Ichikawa’s legacy lay in his effort to preserve and evolve Goju-ryu through a combination of formal lineage succession, practical emphasis on kumite, and documented instruction. By founding Sosuikan and later establishing broader organizational leadership, he ensured that his technical priorities would outlast individual students. His restricted approach to who received advanced teachings and his emphasis on the Bubishi helped maintain continuity of the school’s worldview.

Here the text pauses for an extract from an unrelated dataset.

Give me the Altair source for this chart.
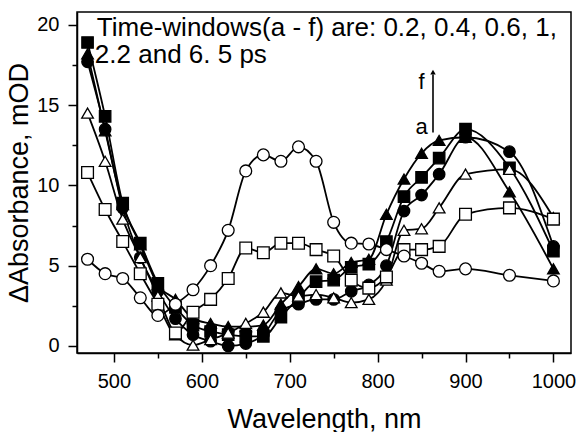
import altair as alt
import pandas as pd

wavelength = [470, 490, 510, 530, 550, 570, 590, 610, 630, 650, 670, 690,
              710, 730, 750, 770, 790, 810, 830, 850, 870, 900, 950, 1000]

filled_square = [18.9, 14.3, 8.9, 6.4, 3.9, 2.4, 1.3, 0.9, 0.7, 0.6, 0.6, 1.8,
                 3.0, 4.0, 4.1, 4.9, 5.1, 6.5, 9.3, 10.5, 11.7, 13.5, 11.1, 5.9]
filled_circle = [17.7, 13.5, 8.6, 5.5, 3.4, 1.7, 0.7, 0.3, 0.0, 0.15, 0.7, 2.2,
                 2.6, 2.9, 2.9, 3.4, 3.8, 5.0, 8.4, 9.4, 10.7, 13.0, 12.1, 6.2]
filled_triangle = [18.2, 13.4, 8.8, 6.3, 3.8, 2.9, 1.7, 1.4, 1.2, 1.2, 1.3, 2.6,
                   3.7, 4.8, 4.5, 5.2, 5.4, 8.2, 10.4, 12.0, 12.8, 13.0, 9.6, 4.8]
open_triangle = [14.5, 11.5, 7.9, 5.5, 3.1, 0.7, 0.05, 0.4, 0.8, 1.4, 2.1, 3.3,
                 3.1, 3.2, 3.0, 2.7, 2.9, 4.1, 7.2, 7.3, 8.6, 10.7, 11.0, 8.0]
open_square = [10.8, 8.5, 6.5, 4.5, 2.6, 0.8, 2.1, 2.9, 4.2, 6.1, 5.8, 6.4,
               6.4, 6.0, 5.6, 4.1, 3.6, 4.3, 6.0, 6.0, 6.2, 8.2, 8.6, 7.9]
open_circle = [5.4, 4.5, 4.2, 3.0, 1.9, 2.6, 3.5, 5.0, 7.2, 10.9, 11.9, 11.5,
               12.4, 11.5, 7.7, 6.4, 6.35, 6.0, 5.6, 5.15, 4.65, 4.8, 4.4, 4.05]

series_names = ["filled square", "filled circle", "filled triangle",
                "open triangle", "open square", "open circle"]
series_values = [filled_square, filled_circle, filled_triangle,
                 open_triangle, open_square, open_circle]
series_shapes = ["square", "circle", "triangle-up", "triangle-up", "square", "circle"]
series_fills = ["black", "black", "black", "white", "white", "white"]
series_sizes = [130, 140, 180, 180, 130, 140]

x_ticks = [500, 550, 600, 650, 700, 750, 800, 850, 900, 950, 1000]
y_ticks = [0, 2.5, 5, 7.5, 10, 12.5, 15, 17.5, 20]

note_line1 = "Time-windows(a - f) are: 0.2, 0.4, 0.6, 1,"
note_line2 = "2.2 and 6. 5 ps"

rows = []
for name, vals in zip(series_names, series_values):
    for w, v in zip(wavelength, vals):
        rows.append({"wl": w, "val": v, "series": name})
df = pd.DataFrame(rows)

FONT = "Liberation Sans"

x_scale = alt.Scale(domain=[458, 1020], nice=False, zero=False)
y_scale = alt.Scale(domain=[-0.44, 20.8], nice=False, zero=False)

x_enc = alt.X("wl:Q", scale=x_scale, axis=alt.Axis(
    values=x_ticks, format="d",
    labelExpr="datum.value % 100 === 0 ? datum.label : ''",
    tickSize=alt.condition("datum.value % 100 === 0", alt.value(9), alt.value(5)),
    title="Wavelength, nm", titleFontSize=27, titleFont=FONT, titleFontWeight="normal",
    titleY=74, titleBaseline="alphabetic",
    labelFontSize=20, labelFont=FONT, labelBaseline="alphabetic", labelPadding=25,
    labelFlush=False, labelOverlap=False, grid=False,
    domainColor="black", domainWidth=1.5, tickColor="black", tickWidth=1.5,
    labelColor="black", titleColor="black"))
y_enc = alt.Y("val:Q", scale=y_scale, axis=alt.Axis(
    values=y_ticks, format="d",
    labelExpr="datum.value % 5 === 0 ? datum.label : ''",
    tickSize=alt.condition("datum.value % 5 === 0", alt.value(9), alt.value(5)),
    title="\u0394Absorbance, mOD", titleFontSize=27, titleFont=FONT, titleFontWeight="normal",
    titleX=-50, titleBaseline="alphabetic",
    labelFontSize=20, labelFont=FONT, labelPadding=9,
    labelFlush=False, labelOverlap=False, grid=False,
    domainColor="black", domainWidth=1.5, tickColor="black", tickWidth=1.5,
    labelColor="black", titleColor="black"))

lines = alt.Chart(df).mark_line(color="black", strokeWidth=1.8, interpolate="monotone").encode(
    x=x_enc, y=y_enc, detail="series:N")

points = alt.Chart(df).mark_point(filled=True, stroke="black", strokeWidth=1.3, opacity=1).encode(
    x=alt.X("wl:Q", scale=x_scale),
    y=alt.Y("val:Q", scale=y_scale),
    shape=alt.Shape("series:N", scale=alt.Scale(domain=series_names, range=series_shapes), legend=None),
    fill=alt.Fill("series:N", scale=alt.Scale(domain=series_names, range=series_fills), legend=None),
    size=alt.Size("series:N", scale=alt.Scale(domain=series_names, range=series_sizes), legend=None))

base = alt.Chart(pd.DataFrame({"k": [0]}))

t1 = base.mark_text(align="left", baseline="alphabetic", fontSize=26, font=FONT, color="black").encode(
    x=alt.datum(480.6, scale=x_scale), y=alt.datum(19.31, scale=y_scale), text=alt.value(note_line1))
t2 = base.mark_text(align="left", baseline="alphabetic", fontSize=26, font=FONT, color="black").encode(
    x=alt.datum(478.3), y=alt.datum(17.63), text=alt.value(note_line2))

arrow_shaft = base.mark_rule(color="black", strokeWidth=1.6).encode(
    x=alt.datum(863), y=alt.datum(13.3), y2=alt.datum(16.9))
arrow_head = base.mark_point(shape="triangle-up", filled=True, color="black", size=30, opacity=1).encode(
    x=alt.datum(863), y=alt.datum(17.05))
label_f = base.mark_text(align="center", baseline="alphabetic", fontSize=22, font=FONT, color="black").encode(
    x=alt.datum(850), y=alt.datum(16.0), text=alt.value("f"))
label_a = base.mark_text(align="center", baseline="alphabetic", fontSize=22, font=FONT, color="black").encode(
    x=alt.datum(850), y=alt.datum(13.2), text=alt.value("a"))

chart = alt.layer(lines, points, t1, t2, arrow_shaft, arrow_head, label_f, label_a).properties(
    width=494, height=341,
    autosize=alt.AutoSizeParams(type="none"),
    padding={"left": 77, "top": 12, "right": 8, "bottom": 79},
    background="white",
).configure_view(stroke="black", strokeWidth=1.5)

chart.save("out.html", embed_options={"renderer": "svg", "actions": False})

Within Japanese Goju-ryu circles, he was regarded as a significant practitioner whose influence was largely concentrated through students who continued traditional practice. His writing and lineage authorization practices strengthened the school’s internal coherence, making technique and interpretation part of a teachable system rather than personal interpretation alone. Even without widespread international visibility, his approach contributed to how Goju-ryu could be understood as both a heritage and a rigorous discipline grounded in repeatable combative principles.

Personal Characteristics

Ichikawa’s personal character was reflected in his dedication to mastering technique and his tendency to keep pursuing understanding until it felt complete. He approached karate with sustained seriousness, treating training as an evolving responsibility rather than a short-term pursuit. His studies and research orientation suggested a mind that sought structured comprehension and would not stop at surface familiarity.

He also exhibited a form of disciplined resilience, moving from postwar struggle into sustained training even when local help was limited. His selectivity as a teacher indicated that he valued trust, readiness, and commitment in others, rather than simply welcoming participation. Overall, his personality centered on precision, persistence, and the belief that effective technique required full mental and physical alignment.